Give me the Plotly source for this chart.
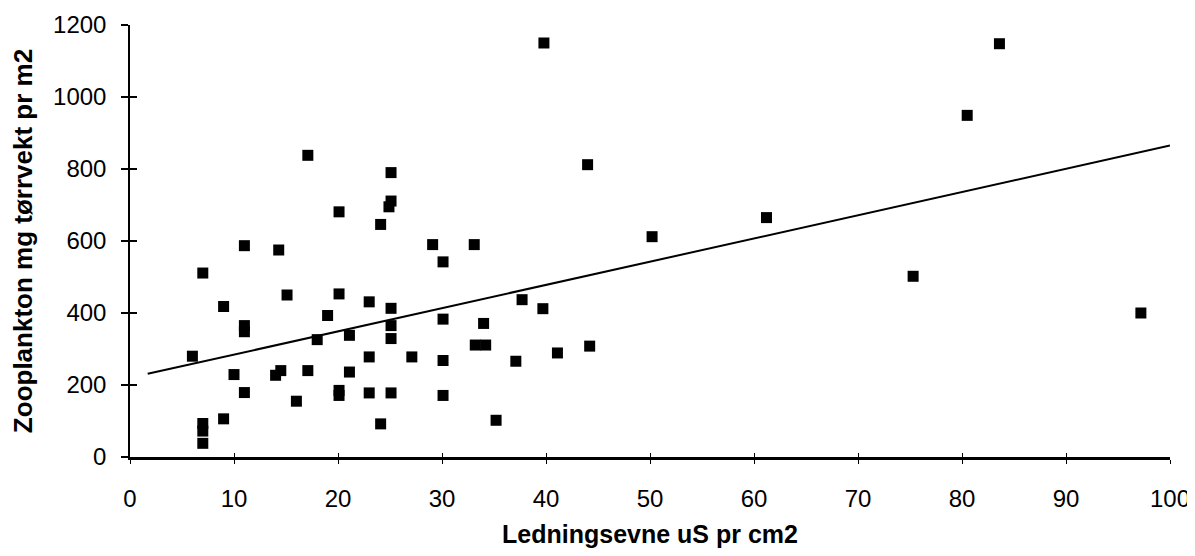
import plotly.graph_objects as go

# Conductivity (uS per cm2) for each sampled lake
conductivity = [17.1, 20.1, 11.0, 14.3, 7.0, 15.1, 20.1, 23.0, 9.0, 19.0,
                11.0, 11.0, 21.1, 18.0, 6.0, 23.0, 10.0, 14.0, 14.5, 17.1,
                21.1, 11.0, 16.0, 20.1, 20.1, 23.0, 9.0, 7.0, 7.0, 7.0,
                25.1, 25.1, 24.9, 24.1, 29.1, 33.1, 30.1, 25.1, 30.1, 25.1,
                34.0, 25.1, 33.2, 34.2, 27.1, 30.1, 25.1, 30.1, 24.1, 35.2,
                39.8, 44.0, 61.2, 50.2, 37.7, 39.7, 37.1, 41.1, 44.2, 75.3,
                80.5, 83.6, 97.2]
# Zooplankton dry weight (mg per m2)
zooplankton = [838, 681, 587, 575, 511, 450, 453, 431, 418, 393,
               365, 348, 338, 326, 280, 278, 229, 227, 240, 240,
               236, 179, 155, 171, 185, 178, 106, 93, 72, 38,
               790, 711, 695, 646, 590, 590, 542, 413, 383, 365,
               371, 329, 311, 311, 278, 268, 178, 171, 92, 102,
               1150, 812, 665, 612, 437, 412, 266, 289, 308, 502,
               949, 1148, 400]

# Linear trend line end points
trend_x = [1.7, 100]
trend_y = [231, 865]

x_ticks = [0, 10, 20, 30, 40, 50, 60, 70, 80, 90, 100]
y_ticks = [0, 200, 400, 600, 800, 1000, 1200]

x_title = "Ledningsevne uS pr cm2"
y_title = "Zooplankton mg tørrvekt pr m2"

font_family = "Liberation Sans, Arial, Helvetica, sans-serif"

fig = go.Figure()
fig.add_trace(go.Scatter(
    x=conductivity, y=zooplankton, mode="markers",
    marker=dict(symbol="square", size=11, color="black", line=dict(width=0)),
    showlegend=False, hoverinfo="x+y",
))
fig.add_trace(go.Scatter(
    x=trend_x, y=trend_y, mode="lines",
    line=dict(color="black", width=2),
    xaxis="x2", yaxis="y2", showlegend=False, hoverinfo="skip",
))

common_x = dict(range=[0, 100], tickvals=x_ticks, showgrid=False, zeroline=False,
                automargin=False)
common_y = dict(range=[0, 1200], tickvals=y_ticks, showgrid=False, zeroline=False,
                automargin=False)

# The page body adds an 8px margin around the figure, so the figure is sized
# to fit inside the 1195x556 window.
fig.update_layout(
    width=1187, height=540,
    margin=dict(l=122, r=25, t=17, b=91, pad=0),
    paper_bgcolor="white", plot_bgcolor="white",
    font=dict(family=font_family, color="black", size=24),
    xaxis=dict(
        **common_x,
        showline=True, linecolor="black", linewidth=2.5,
        ticks="outside", ticklen=4, tickwidth=1, tickcolor="black",
        tickfont=dict(size=24, family=font_family, color="black"),
        ticklabelstandoff=14,
        ticklabeloverflow="allow",
        title=dict(text="<b>" + x_title + "</b>",
                   font=dict(size=25, family=font_family, color="black"),
                   standoff=23),
    ),
    yaxis=dict(
        **common_y,
        showline=True, linecolor="black", linewidth=1.5,
        ticks="outside", ticklen=7, tickwidth=1.5, tickcolor="black",
        tickfont=dict(size=24, family=font_family, color="black"),
        ticklabelstandoff=10,
        title=dict(text="<b>" + y_title + "</b>",
                   font=dict(size=26, family=font_family, color="black"),
                   standoff=16),
    ),
    xaxis2=dict(
        **common_x, overlaying="x", side="bottom", anchor="y2",
        showline=False, showticklabels=False,
        ticks="inside", ticklen=4, tickwidth=1, tickcolor="black",
    ),
    yaxis2=dict(
        **common_y, overlaying="y", side="left", anchor="x2",
        showline=False, showticklabels=False,
        ticks="inside", ticklen=7, tickwidth=1.5, tickcolor="black",
    ),
)

fig.write_html("out.html")
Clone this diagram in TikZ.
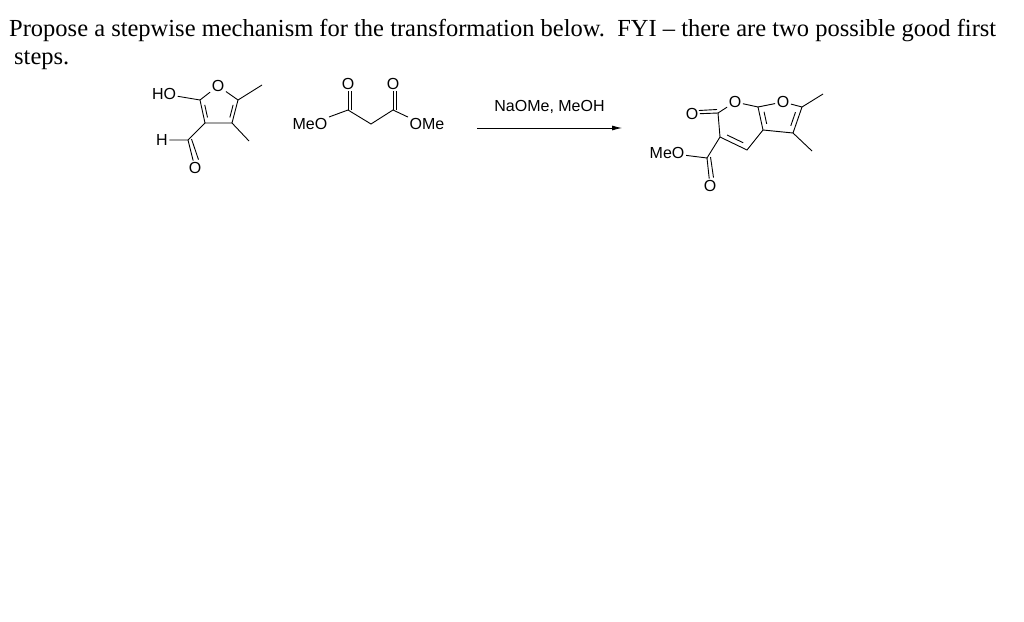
\documentclass[tikz,border=0pt]{standalone}
\usepackage{fontspec}
\setmainfont{Liberation Serif}
\newfontfamily\chemf{Liberation Sans}
\usetikzlibrary{calc,arrows.meta}
\begin{document}
\begin{tikzpicture}[x=1pt,y=-1pt,
  atom/.style={font=\chemf\fontsize{16}{16}\selectfont,inner sep=1.5pt},
  bd/.style={line width=0.9pt},
  txt/.style={font=\fontsize{24.5}{28}\selectfont,anchor=base west,inner sep=0}]
\useasboundingbox[fill=white] (0,0) rectangle (1024,621);
\node[txt] (t1) at (9,36) {Propose a stepwise mechanism for the transformation below.\ \ FYI -- there are two possible good first};
\node[txt] (t2) at (14,64) {steps.};
% furan aldehyde
\node[atom] (O1) at (218,86) {O};
\node[atom] (HO) at (164,94) {HO};
\coordinate (a2) at (200,100); \coordinate (a3) at (205,123);
\coordinate (a4) at (232,123); \coordinate (a5) at (238,100);
\coordinate (m1) at (262,85); \coordinate (m2) at (249,141);
\coordinate (ac) at (188,140);
\node[atom] (H) at (162,140) {H};
\node[atom] (Oa) at (195,168) {O};
\coordinate (fc) at (219,110);
\draw[bd] (O1)--(a2)--(a3)--(a4)--(a5)--(O1);
\draw[bd] (a5)--(m1) (a4)--(m2) (a2)--(HO) (a3)--(ac)--(H);
\draw[bd] ($(a2)!0.15!(a3)!0.22!(fc)$)--($(a3)!0.15!(a2)!0.22!(fc)$);
\draw[bd] ($(a4)!0.15!(a5)!0.22!(fc)$)--($(a5)!0.15!(a4)!0.22!(fc)$);
\draw[bd] (ac)--(Oa);
\draw[bd] ($(ac)+(3.5,-1)$)--($(Oa.north)+(3.5,-1)$);
% malonate
\node[atom] (MeO) at (310,124) {MeO};
\coordinate (c1) at (348,110); \coordinate (ch) at (371,124); \coordinate (c2) at (393,110);
\node[atom] (Om1) at (348,84) {O};
\node[atom] (Om2) at (393,84) {O};
\node[atom] (OMe) at (427,124) {OMe};
\draw[bd] (MeO)--(c1)--(ch)--(c2)--(OMe.160);
\draw[bd] (c1)--(Om1) ($(c1)+(3,0)$)--($(Om1.south)+(3,0)$);
\draw[bd] (c2)--(Om2) ($(c2)+(3,0)$)--($(Om2.south)+(3,0)$);
% arrow
\coordinate (ar1) at (477,128); \coordinate (ar2) at (622,128);
\draw[line width=0.8pt,-{Latex[length=10pt,width=5pt]}] (ar1)--(ar2) node[midway,above=11pt,font=\chemf\fontsize{16}{16}\selectfont] (rc) {NaOMe, MeOH};
% product
\node[atom] (Op) at (735,102) {O};
\node[atom] (Of) at (783,102) {O};
\node[atom] (Ox) at (692,114) {O};
\coordinate (p2) at (718,113); \coordinate (p3) at (720,137); \coordinate (p4) at (747,150);
\coordinate (p4a) at (763,130); \coordinate (p7a) at (758,107);
\coordinate (f2) at (802,107); \coordinate (f3) at (793,133);
\coordinate (pm1) at (823,94); \coordinate (pm2) at (812,151);
\coordinate (ec) at (707,158);
\node[atom] (MeO2) at (667,153) {MeO};
\node[atom] (Oe) at (710,186) {O};
\coordinate (pc) at (740,125); \coordinate (fc2) at (780,116);
\draw[bd] (Op)--(p2)--(p3)--(p4)--(p4a)--(p7a)--(Op);
\draw[bd] (p7a)--(Of)--(f2)--(f3)--(p4a);
\draw[bd] (f2)--(pm1) (f3)--(pm2);
\draw[bd] (p2)--(Ox) ($(p2)+(-1,-3.5)$)--($(Ox.east)+(-1,-3.5)$);
\draw[bd] ($(p3)!0.1!(p4)!0.25!(pc)$)--($(p4)!0.1!(p3)!0.25!(pc)$);
\draw[bd] ($(p4a)!0.15!(p7a)!0.25!(fc2)$)--($(p7a)!0.15!(p4a)!0.25!(fc2)$);
\draw[bd] ($(f2)!0.15!(f3)!0.25!(fc2)$)--($(f3)!0.15!(f2)!0.25!(fc2)$);
\draw[bd] (p3)--(ec)--(MeO2) (ec)--(Oe) ($(ec)+(3.5,-1)$)--($(Oe.north)+(3.5,-1)$);
\end{tikzpicture}
\end{document}
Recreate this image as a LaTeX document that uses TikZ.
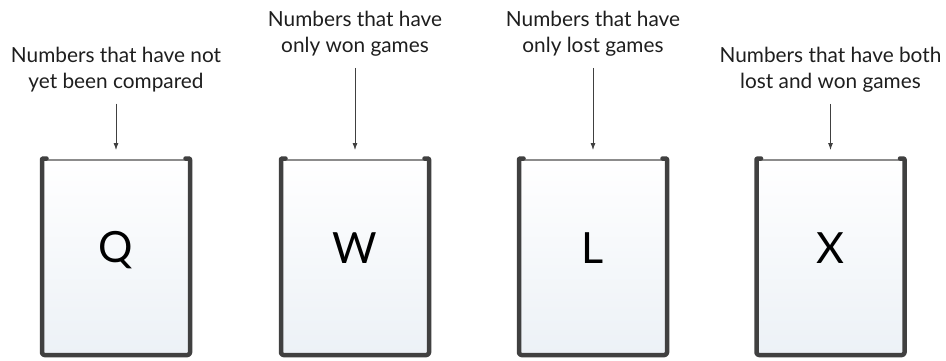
\documentclass[tikz,border=0pt]{standalone}
\usepackage{fontspec}
\setmainfont{Lato}
\usetikzlibrary{arrows.meta}
\definecolor{binfill}{HTML}{ECF1F6}
\definecolor{wallcol}{HTML}{404040}
\definecolor{rimcol}{HTML}{8C8C8C}
\definecolor{txtcol}{HTML}{1E1E1E}
\newcommand\drawbin[1]{%
  \fill[top color=white,bottom color=binfill] (#1.north west) rectangle (#1.south east);
  \draw[rim] (#1.north west) -- (#1.north east);
  \draw[wall] ([xshift=4.5pt,yshift=1.5pt]#1.north west) .. controls ([yshift=1.5pt]#1.north west) .. ([yshift=-2pt]#1.north west)
     -- (#1.south west) -- (#1.south east) -- ([yshift=-2pt]#1.north east)
     .. controls ([yshift=1.5pt]#1.north east) .. ([xshift=-4.5pt,yshift=1.5pt]#1.north east);
}
\begin{document}
\begin{tikzpicture}[x=1pt,y=-1pt,
  lbl/.style={font=\fontsize{20.8}{26}\selectfont, align=center, text=txtcol, inner sep=0pt},
  arr/.style={draw=wallcol, line width=0.8pt, -{Latex[length=7pt,width=5pt]}, shorten <=11pt, shorten >=10pt},
  binbox/.style={minimum width=148pt, minimum height=195pt, inner sep=0pt, outer sep=0pt},
  letter/.style={font=\fontsize{43}{43}\selectfont, text=black},
  wall/.style={draw=wallcol, line width=4.5pt, line cap=round, line join=round, rounded corners=2.5pt},
  rim/.style={draw=rimcol, line width=1.2pt}]
\useasboundingbox (0,0) rectangle (946,360);
\fill[white] (0,0) rectangle (946,360);
% bins
\node[binbox] (bQ) at (116,257.5) {};
\node[binbox] (bW) at (355,257.5) {};
\node[binbox] (bL) at (593,257.5) {};
\node[binbox] (bX) at (830.5,257.5) {};
\drawbin{bQ}
\drawbin{bW}
\drawbin{bL}
\drawbin{bX}
\node[letter] (Q) at (116,250) {Q};
\node[letter] (W) at (355,248) {W};
\node[letter] (L) at (593,248) {L};
\node[letter] (X) at (830.5,248) {X};
% labels
\node[lbl] (lQ) at (116,70) {Numbers that have not\\yet been compared};
\node[lbl] (lW) at (355,34) {Numbers that have\\only won games};
\node[lbl] (lL) at (593,34) {Numbers that have\\only lost games};
\node[lbl] (lX) at (830.5,70) {Numbers that have both\\lost and won games};
% arrows
\draw[arr] (lQ.south) -- (lQ.south |- bQ.north);
\draw[arr] (lW.south) -- (lW.south |- bW.north);
\draw[arr] (lL.south) -- (lL.south |- bL.north);
\draw[arr] (lX.south) -- (lX.south |- bX.north);
\end{tikzpicture}
\end{document}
——————————
• **Exercise prompt**: Copy each line from the data above that includes "this".

• **Full answer**:
Give me the Plotly source for this chart.
Clone this diagram in TikZ.
Recreate this image as a LaTeX document that uses TikZ.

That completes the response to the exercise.